Reflecting on teaching in ECP: Insights, lessons and on-going tensions for the contemporary university lecturer
Kibbie Naidoo , University of Johannesburg and Lucia Thesen, University of Cape Town
This chapter draws on a close meta-reflection and review of the different chapters in the book by two experienced higher education scholars. They tease out a series of overarching themes reflected in the different chapters in the collection. Through this thematic analysis they offer points of significance and lessons the wider university community might gain from the reflective inquiries and understandings of teaching presented by the authors in the book.
Protecting the learning space: reflective insight about the role of academic administration in extended programmes in the Science
Gwen Raitt, University of the Western Cape
This chapter introduces the reader to an academic literacies course located in a Science Faculty extended curriculum programme. The main intention of this subject is to offer an integrated approach to academic writing and communication development within a disciplinary context. However, this subject aim has created a unique re-consignment of the role of lecturer. Through this case study the curriculum and oversight role of the co-ordinator is explored and how this function is integral to ensuring the internal academic integrity of the course.
Constructing the ECP lecturer as care giver and receiver through an analysis of student reflective essays
Sean Sampson and Moeain Arend, Cathy Hutchings, Aditi Humna, Gideon Nomdo, University of Cape Town
This chapter describes the rich institutional history of the augmenting academic literacies course offered at this research-intensive university. Pre-empted by their contemporary institutional context, the authors use the notion of pedagogy of care to re-interrogate how this conceptual framing positions their lecturer identity as that of care-giver. As a result of their reflective analysis they call into question the validity of this identity description and show how in their classroom students are also able to take on the role of care-giver.
Shifting the power boundaries in a physics class
Dale Taylor, University of Cape Town
In this chapter the author offers an honest interrogation of how the powerful status of Physics as a discipline creates a relational and lower power differential for students. Her goal in her ECP classroom is to subvert these imposed power boundaries. She presents an analysis of how through her teaching practices she has been able to offer students a different view into the discipline and also shifts the way in which they understand the discipline and the role of the teacher in their classroom.

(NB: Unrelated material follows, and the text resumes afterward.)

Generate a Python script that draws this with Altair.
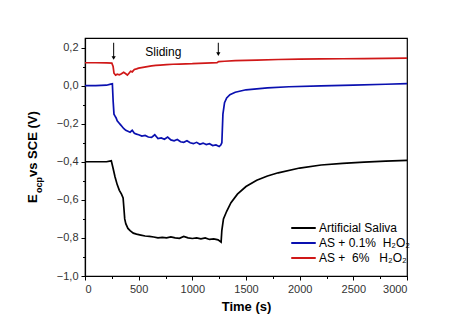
import altair as alt
import pandas as pd

# ---- data ----
series_names = ["Artificial Saliva", "AS + 0.1%\u00a0\u00a0H\u2082O\u2082", "AS +\u00a0\u00a06%\u00a0\u00a0\u00a0H\u2082O\u2082"]
series_colors = ["#000000", "#0a10b0", "#d01818"]

black_t = [0, 100, 200, 245, 260, 280, 300, 320, 340, 355, 362, 370, 380, 400, 420, 450, 480, 520, 560, 600,
           640, 680, 720, 760, 800, 840, 880, 920, 960, 1000, 1040, 1080, 1120, 1160, 1200, 1240, 1268, 1275,
           1290, 1320, 1360, 1420, 1500, 1600, 1700, 1800, 2000, 2200, 2400, 2600, 2800, 3000]
black_v = [-0.400, -0.400, -0.400, -0.395, -0.430, -0.480, -0.520, -0.550, -0.570, -0.590, -0.640, -0.700,
           -0.725, -0.750, -0.762, -0.775, -0.780, -0.785, -0.790, -0.792, -0.795, -0.800, -0.797, -0.800,
           -0.795, -0.800, -0.802, -0.792, -0.800, -0.803, -0.800, -0.805, -0.800, -0.808, -0.805, -0.810,
           -0.822, -0.760, -0.700, -0.660, -0.615, -0.570, -0.530, -0.497, -0.475, -0.458, -0.433, -0.417,
           -0.408, -0.402, -0.397, -0.393]

blue_t = [0, 100, 200, 240, 255, 262, 270, 280, 290, 300, 315, 330, 345, 360, 380, 400, 420, 440, 460, 480,
          500, 530, 560, 590, 620, 650, 680, 710, 740, 770, 800, 830, 860, 890, 920, 950, 980, 1010, 1040,
          1070, 1100, 1130, 1160, 1190, 1220, 1250, 1265, 1275, 1285, 1300, 1320, 1350, 1400, 1500, 1700,
          1900, 2200, 2500, 2800, 3000]
blue_v = [0.000, 0.000, 0.002, 0.008, 0.010, -0.080, -0.150, -0.160, -0.170, -0.185, -0.195, -0.205, -0.215,
          -0.225, -0.235, -0.240, -0.245, -0.235, -0.250, -0.255, -0.258, -0.265, -0.262, -0.270, -0.272,
          -0.258, -0.278, -0.275, -0.282, -0.270, -0.285, -0.290, -0.283, -0.295, -0.298, -0.290, -0.300,
          -0.305, -0.298, -0.308, -0.302, -0.310, -0.305, -0.315, -0.312, -0.320, -0.312, -0.300, -0.150,
          -0.090, -0.065, -0.048, -0.035, -0.022, -0.012, -0.006, -0.001, 0.003, 0.007, 0.010]

red_t = [0, 100, 200, 250, 262, 270, 285, 300, 320, 340, 360, 380, 395, 410, 425, 440, 460, 480, 500, 540,
         580, 620, 660, 700, 760, 820, 880, 940, 1000, 1060, 1120, 1180, 1230, 1245, 1300, 1400, 1600, 1800,
         2000, 2200, 2400, 2600, 2800, 3000]
red_v = [0.120, 0.120, 0.119, 0.118, 0.100, 0.065, 0.055, 0.060, 0.057, 0.062, 0.070, 0.062, 0.055, 0.065,
         0.075, 0.072, 0.085, 0.088, 0.092, 0.096, 0.100, 0.104, 0.106, 0.108, 0.110, 0.112, 0.113, 0.114,
         0.115, 0.117, 0.118, 0.119, 0.120, 0.126, 0.128, 0.131, 0.134, 0.137, 0.139, 0.140, 0.141, 0.142,
         0.143, 0.144]

x_ticks = [0, 500, 1000, 1500, 2000, 2500, 3000]
y_ticks = [-1.0, -0.8, -0.6, -0.4, -0.2, 0.0, 0.2]
x_minor = [250, 750, 1250, 1750, 2250, 2750]
y_minor = [-0.9, -0.7, -0.5, -0.3, -0.1, 0.1]

arrow_t = [267, 1242]
arrow_top = [0.225, 0.225]
arrow_tip = [0.145, 0.165]
sliding_label = "Sliding"
sliding_t = [730]
sliding_v = [0.178]

# ---- build tables ----
rows = []
for name, ts, vs in zip(series_names, [black_t, blue_t, red_t], [black_v, blue_v, red_v]):
    assert len(ts) == len(vs)
    for t, v in zip(ts, vs):
        rows.append({"t": t, "v": v, "series": name})
df = pd.DataFrame(rows)
arrows = pd.DataFrame({"t": arrow_t, "top": arrow_top, "tip": arrow_tip})
label_df = pd.DataFrame({"t": sliding_t, "v": sliding_v, "text": [sliding_label]})
minor_df = pd.DataFrame({"t": x_minor, "v": y_minor})

FONT = "Liberation Sans"
xscale = alt.Scale(domain=[0, 3000], nice=False)
yscale = alt.Scale(domain=[-1.0, 0.25], nice=False)
xaxis = alt.Axis(title="Time (s)", values=x_ticks, format="d", titleFont=FONT, titleFontSize=13,
                 titleFontWeight="bold", titlePadding=6, titleColor="#000", labelOverlap=False)
yaxis = alt.Axis(title=None, values=y_ticks, labelOverlap=False,
                 labelExpr="replace(format(datum.value, '.1f'), '.', ',')")
xminor_axis = alt.Axis(title=None, values=x_minor, labels=False, domain=False, tickSize=2.5,
                       orient="bottom", grid=False)
yminor_axis = alt.Axis(title=None, values=y_minor, labels=False, domain=False, tickSize=2.5,
                       orient="left", grid=False)

lines = alt.Chart(df).mark_line(strokeWidth=1.7, clip=True).encode(
    x=alt.X("t:Q", scale=xscale, axis=xaxis),
    y=alt.Y("v:Q", scale=yscale, axis=yaxis),
    color=alt.Color("series:N", scale=alt.Scale(domain=series_names, range=series_colors),
                    sort=series_names,
                    legend=alt.Legend(title=None, orient="none", legendX=205, legendY=184,
                                      symbolType="stroke", symbolSize=600, symbolStrokeWidth=2,
                                      clipHeight=12,
                                      labelFont=FONT, labelFontSize=12, labelColor="#000",
                                      rowPadding=3, labelOffset=2)),
    order=alt.Order("t:Q"),
)

arrow_shaft = alt.Chart(arrows).mark_rule(color="#000", strokeWidth=1).encode(
    x=alt.X("t:Q", scale=xscale, axis=xaxis), y=alt.Y("top:Q", scale=yscale, axis=yaxis), y2="tip:Q")
arrow_head = alt.Chart(arrows).mark_point(shape="triangle-down", filled=True, color="#000",
                                          size=18, opacity=1).encode(
    x=alt.X("t:Q", scale=xscale, axis=xaxis), y=alt.Y("tip:Q", scale=yscale, axis=yaxis))
sliding = alt.Chart(label_df).mark_text(font=FONT, fontSize=12, color="#000").encode(
    x=alt.X("t:Q", scale=xscale, axis=xaxis), y=alt.Y("v:Q", scale=yscale, axis=yaxis), text="text:N")

main = alt.layer(lines, arrow_shaft, arrow_head, sliding)

minor = alt.Chart(minor_df).mark_point(opacity=0).encode(
    x=alt.X("t:Q", scale=xscale, axis=xminor_axis),
    y=alt.Y("v:Q", scale=yscale, axis=yminor_axis),
)

ytitle_e = alt.Chart(label_df).mark_text(font=FONT, fontSize=13, fontWeight="bold", angle=270,
                                         align="left", baseline="middle", color="#000").encode(
    x=alt.value(-52), y=alt.value(165), text=alt.value("E"))
ytitle_sub = alt.Chart(label_df).mark_text(font=FONT, fontSize=9, fontWeight="bold", angle=270,
                                           align="left", baseline="middle", color="#000").encode(
    x=alt.value(-46), y=alt.value(155), text=alt.value("ocp"))
ytitle_rest = alt.Chart(label_df).mark_text(font=FONT, fontSize=13, fontWeight="bold", angle=270,
                                            align="left", baseline="middle", color="#000").encode(
    x=alt.value(-52), y=alt.value(139), text=alt.value("vs SCE (V)"))

chart = alt.layer(main, minor, ytitle_e, ytitle_sub, ytitle_rest).resolve_axis(
    x="independent", y="independent"
).properties(
    width=322, height=238,
    autosize=alt.AutoSizeParams(type="none"),
    padding={"left": 85, "top": 38, "right": 67, "bottom": 56},
    background="white",
).configure_view(stroke="#000", strokeWidth=1.2).configure_axis(
    grid=False, domainColor="#000", domainWidth=1.2, tickColor="#000", tickSize=4, tickWidth=1,
    labelFont=FONT, labelFontSize=11, labelColor="#333", labelPadding=3, labelOverlap=False,
)

chart.save("out.html", embed_options={"renderer": "svg", "actions": False})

Dealing with anxieties associated with quantitative literacy learning in extended curriculum classrooms
Mark Winter, University of Johannesburg
Anxiety associated with learning mathematical and quantitative literacies is the focus of this chapter. By outlining how quantitative reasoning is positioned as an especially prized ability in the university, the author’s describes a reflective review of his attempts to offset the anxiety experienced by his extended curriculum students who have performed poorly in a qualitative literacies course. As a result of this reflective activity he is able to reconsider of the causes of such anxiety and also devise more responsive ways to support students to become more successful in this subject.